The United States posted the largest year-over-year increase in EMV-enabled transactions of anywhere in the world, according to new data from EMVCo.

The technical body, which manages the specifications for chip-based payments, reported in December that from the period spanning July 2016 to June 2017, the percentage of EMV-enabled transactions in the United States jumped from to 31.4% from 7.2% for the prior 12-month period.

“The most recent transaction volume data indicates that we are moving toward EMV chip technology becoming the foundation for contact and contactless card-present payments worldwide,” EMVCo Executive Committee Chair Jack Pan said. “As EMV chip migration approaches maturity across the globe, EMVCo continues to work with the payments community to evolve the EMV Chip Specifications to promote a secure and interoperable basis for mobile payments and other emerging payment technologies and meet the long-term needs of the payments ecosystem.”

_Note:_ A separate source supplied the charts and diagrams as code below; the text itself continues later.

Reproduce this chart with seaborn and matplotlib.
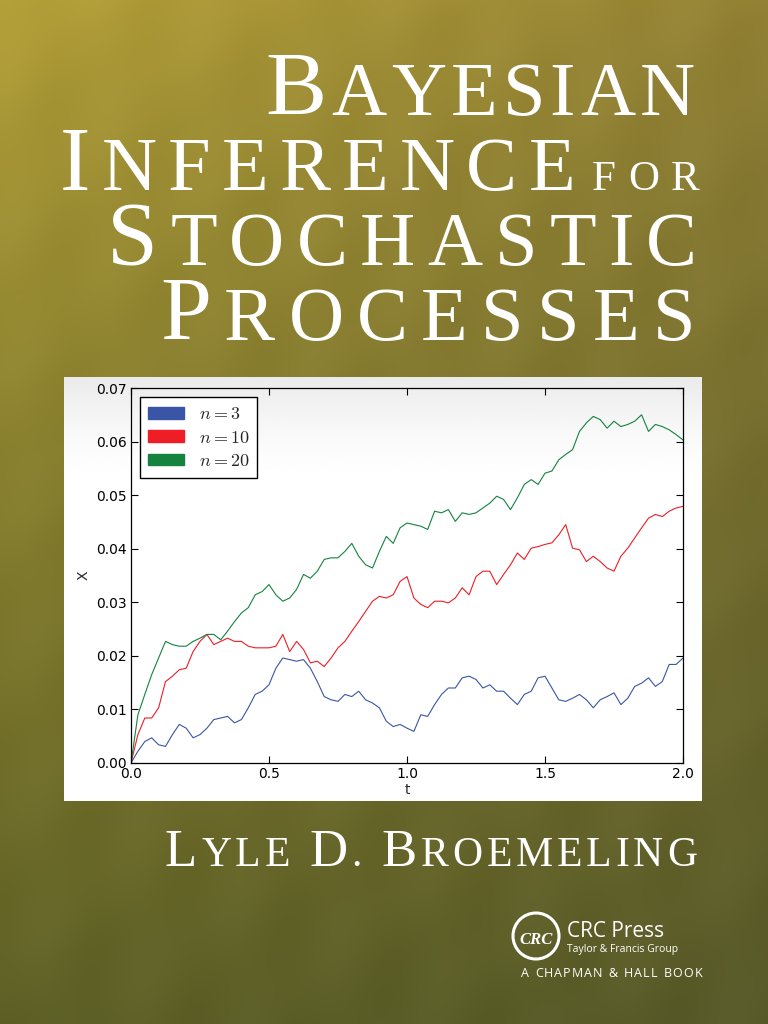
import numpy as np
import pandas as pd
import matplotlib
matplotlib.use("Agg")
import matplotlib.pyplot as plt
import matplotlib.transforms as mtrans
from matplotlib.patches import Patch, Circle
import seaborn as sns

# values, t = 0 .. 2 in steps of 0.025
n3 = [0.0000,
      0.0022, 0.0040, 0.0047, 0.0034, 0.0031, 0.0053, 0.0072, 0.0065, 0.0047, 0.0053,
      0.0065, 0.0081, 0.0084, 0.0087, 0.0075, 0.0081, 0.0103, 0.0128, 0.0134, 0.0146,
      0.0177, 0.0196, 0.0193, 0.0190, 0.0193, 0.0177, 0.0152, 0.0124, 0.0118, 0.0115,
      0.0128, 0.0124, 0.0134, 0.0118, 0.0112, 0.0103, 0.0078, 0.0068, 0.0072, 0.0065,
      0.0059, 0.0090, 0.0087, 0.0109, 0.0128, 0.0140, 0.0140, 0.0159, 0.0162, 0.0156,
      0.0140, 0.0146, 0.0134, 0.0134, 0.0121, 0.0109, 0.0128, 0.0134, 0.0159, 0.0162,
      0.0140, 0.0118, 0.0115, 0.0121, 0.0128, 0.0118, 0.0103, 0.0118, 0.0124, 0.0131,
      0.0109, 0.0121, 0.0143, 0.0149, 0.0159, 0.0143, 0.0152, 0.0184, 0.0184, 0.0196]
n10 = [0.0000,
       0.0053, 0.0084, 0.0084, 0.0103, 0.0152, 0.0162, 0.0174, 0.0177, 0.0208, 0.0227,
       0.0240, 0.0221, 0.0227, 0.0233, 0.0227, 0.0227, 0.0218, 0.0215, 0.0215, 0.0215,
       0.0218, 0.0240, 0.0208, 0.0227, 0.0212, 0.0187, 0.0190, 0.0180, 0.0196, 0.0215,
       0.0227, 0.0246, 0.0264, 0.0283, 0.0302, 0.0311, 0.0308, 0.0314, 0.0339, 0.0348,
       0.0308, 0.0296, 0.0290, 0.0302, 0.0302, 0.0299, 0.0308, 0.0327, 0.0314, 0.0348,
       0.0358, 0.0358, 0.0333, 0.0352, 0.0370, 0.0392, 0.0380, 0.0401, 0.0404, 0.0408,
       0.0411, 0.0426, 0.0445, 0.0401, 0.0398, 0.0376, 0.0386, 0.0376, 0.0364, 0.0358,
       0.0386, 0.0401, 0.0420, 0.0439, 0.0457, 0.0464, 0.0460, 0.0470, 0.0476, 0.0479]
n20 = [0.0000,
       0.0090, 0.0128, 0.0165, 0.0196, 0.0227, 0.0221, 0.0218, 0.0218, 0.0227, 0.0233,
       0.0240, 0.0240, 0.0230, 0.0246, 0.0264, 0.0280, 0.0290, 0.0314, 0.0320, 0.0333,
       0.0314, 0.0302, 0.0308, 0.0324, 0.0352, 0.0345, 0.0358, 0.0380, 0.0383, 0.0383,
       0.0395, 0.0410, 0.0386, 0.0370, 0.0364, 0.0395, 0.0423, 0.0410, 0.0439, 0.0448,
       0.0445, 0.0442, 0.0436, 0.0470, 0.0467, 0.0473, 0.0451, 0.0467, 0.0464, 0.0467,
       0.0476, 0.0485, 0.0498, 0.0492, 0.0473, 0.0495, 0.0520, 0.0529, 0.0520, 0.0541,
       0.0545, 0.0566, 0.0576, 0.0585, 0.0619, 0.0635, 0.0647, 0.0641, 0.0625, 0.0638,
       0.0628, 0.0632, 0.0638, 0.0650, 0.0619, 0.0632, 0.0628, 0.0622, 0.0613, 0.0603]
series_names = ["$n=3$", "$n=10$", "$n=20$"]
series_colors = ["#3a55a6", "#ee1d26", "#13833f"]
x_ticks = [0.0, 0.5, 1.0, 1.5, 2.0]
y_ticks = [0.00, 0.01, 0.02, 0.03, 0.04, 0.05, 0.06, 0.07]

W, H = 768, 1024
sns.set_style("ticks")
plt.rcParams["font.family"] = ["DejaVu Sans"]
plt.rcParams["mathtext.fontset"] = "cm"

fig = plt.figure(figsize=(W / 100, H / 100), dpi=100)
px = mtrans.Affine2D().scale(1 / W, -1 / H).translate(0, 1) + fig.transFigure

# olive / gold cover background
bg = fig.add_axes([0, 0, 1, 1])
bg.axis("off")
gy, gx = np.mgrid[0:1:256j, 0:1:192j]
tl = np.array([0.71, 0.63, 0.22])
tr = np.array([0.58, 0.51, 0.21])
bl = np.array([0.37, 0.38, 0.15])
br = np.array([0.34, 0.35, 0.16])
fy = (gy ** 0.85)[..., None]
fx = gx[..., None]
img = (1 - fy) * ((1 - fx) * tl + fx * tr) + fy * ((1 - fx) * bl + fx * br)
streak = 0.012 * np.sin(40 * (gx + 0.5 * gy)) * np.sin(23 * (gy - 0.4 * gx))
img = np.clip(img + streak[..., None], 0, 1)
bg.imshow(img, extent=[0, 1, 0, 1], aspect="auto", interpolation="bicubic")
bg.set_xlim(0, 1)
bg.set_ylim(0, 1)

renderer = fig.canvas.get_renderer()


def caps_line(words, x0, x1, base, big, small, space=0, family="Liberation Serif"):
    # small caps: upper-case letters big, the rest as small capitals
    objs, word_end = [], []
    for w in words:
        for c in w:
            size = big if c.isupper() else small
            objs.append(fig.text(0, 0, c.upper(), fontsize=size, family=family,
                                 color="white", ha="left", va="baseline", transform=px))
        word_end.append(len(objs) - 1)
    widths = [o.get_window_extent(renderer).width for o in objs]
    gap = (x1 - x0 - sum(widths) - space * (len(words) - 1)) / (len(objs) - 1)
    x = x0
    for i, (o, w) in enumerate(zip(objs, widths)):
        o.set_position((x, base))
        x += w + gap
        if i in word_end:
            x += space


caps_line(["Bayesian"], 265, 695, 115, 66, 55)
caps_line(["Inference"], 60, 575, 190, 66, 55)
caps_line(["for"], 592, 700, 190, 31, 31)
caps_line(["Stochastic"], 107, 697, 265, 66, 55)
caps_line(["Processes"], 160, 695, 340, 66, 55)
caps_line(["Lyle", "D.", "Broemeling"], 165, 697, 866, 38, 30, space=16)

# white chart panel with a light grey top
pan = fig.add_axes([64 / W, 1 - 801 / H, 638 / W, 424 / H])
pan.axis("off")
v = np.linspace(1, 0, 200)
shade = 1 - 0.08 * np.clip((v - 0.75) / 0.25, 0, 1) ** 1.5
pan.imshow(np.repeat(shade[:, None], 2, axis=1), cmap="gray", vmin=0, vmax=1,
           extent=[0, 1, 0, 1], aspect="auto")

ax = fig.add_axes([131 / W, 1 - 763 / H, 552 / W, 375 / H])
ax.set_facecolor("none")
t = np.linspace(0, 2, len(n3))
df = pd.concat([pd.DataFrame({"t": t, "X": vals, "n": name})
                for vals, name in zip([n3, n10, n20], series_names)])
sns.lineplot(data=df, x="t", y="X", hue="n", palette=series_colors,
             linewidth=0.8, ax=ax, legend=False)
ax.set_xlim(0, 2)
ax.set_ylim(0, 0.07)
ax.set_xticks(x_ticks)
ax.set_xticklabels([f"{v:.1f}" for v in x_ticks])
ax.set_yticks(y_ticks)
ax.set_yticklabels([f"{v:.2f}" for v in y_ticks])
ax.tick_params(direction="in", top=True, right=True, length=5, width=0.8,
               labelsize=10, pad=3, colors="black")
for s in ax.spines.values():
    s.set_color("black")
    s.set_linewidth(0.9)
ax.set_xlabel("t", fontsize=10, labelpad=1)
ax.set_ylabel("X", fontsize=10, labelpad=4)
handles = [Patch(facecolor=c, edgecolor=c) for c in series_colors]
leg = ax.legend(handles, series_names, loc="upper left", fontsize=13,
                frameon=True, fancybox=False, edgecolor="black",
                handlelength=2.0, handleheight=0.6, borderaxespad=0.5,
                labelspacing=0.3, handletextpad=0.8, borderpad=0.45)
leg.get_frame().set_linewidth(1.0)
leg.get_frame().set_alpha(1)

# publisher mark
fig.patches.append(Circle((536, 936), 23, transform=px, fill=False,
                          edgecolor="white", linewidth=2.2))
fig.text(536, 944, "CRC", transform=px, ha="center", va="baseline", color="white",
         fontsize=12, family="Liberation Serif", weight="bold", style="italic")
fig.text(567, 937, "CRC Press", transform=px, ha="left", va="baseline",
         color="white", fontsize=15, family="Open Sans")
fig.text(567, 952, "Taylor & Francis Group", transform=px, ha="left",
         va="baseline", color="white", fontsize=7.5, family="Open Sans")
caps_line(["A", "CHAPMAN", "&", "HALL", "BOOK"], 521, 702, 977, 9, 9, space=5,
          family="Open Sans")

fig.savefig("out.png", dpi=100)
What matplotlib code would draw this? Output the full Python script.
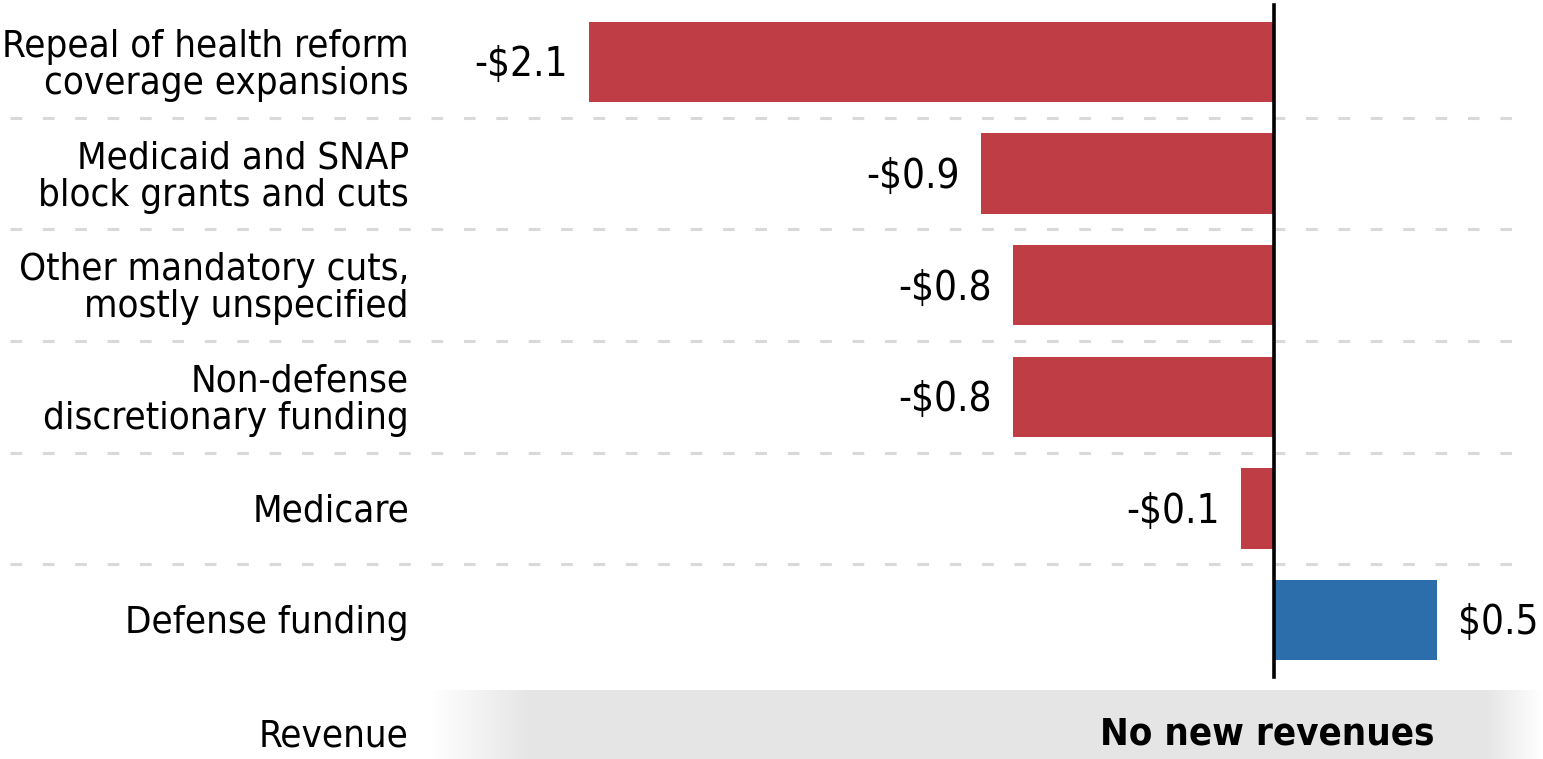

Though its growth rate was the highest in the world, the United States still lags behind much of the world in EMV use. According to EMVCo, 58.9% of card-present contact and contactless transactions globally were EMV-enabled between July 2016 and June 2017. In the prior 12-month period, 42.4% of transactions were EMV-enabled, it said.

In EMVCo's “Europe Zone 1” area, which covers most of Western Europe and Turkey, 98.2% of transactions were EMV-enabled, according to the data. The rate is 90.9% in Africa and the Middle East, and in Europe Zone 2 (largely Russia and Eastern Europe) the rate was 89.1%. The report also said 87% of transactions in Canada, Latin America and the Caribbean were EMV-enabled. In Asia it was 56.2%.

“Given the ongoing rate of EMV chip technology adoption, EMVCo acknowledges that real-time figures for transaction volumes today are likely to be higher than the reported June 2017 figure,” EMVCo added.

The growth of EMV use in the United States has spawned a series of changes in how American shoppers make purchases. One notable change was Mastercard's announcement in October that it will stop requiring signatures at the point of sale for credit and debit transactions in Canada and the United States beginning in April 2018. In December, Discover announced it too will stop requiring signatures after April 2018 at the point of sale for debit and credit purchases in the United States, Canada, Mexico and the Caribbean.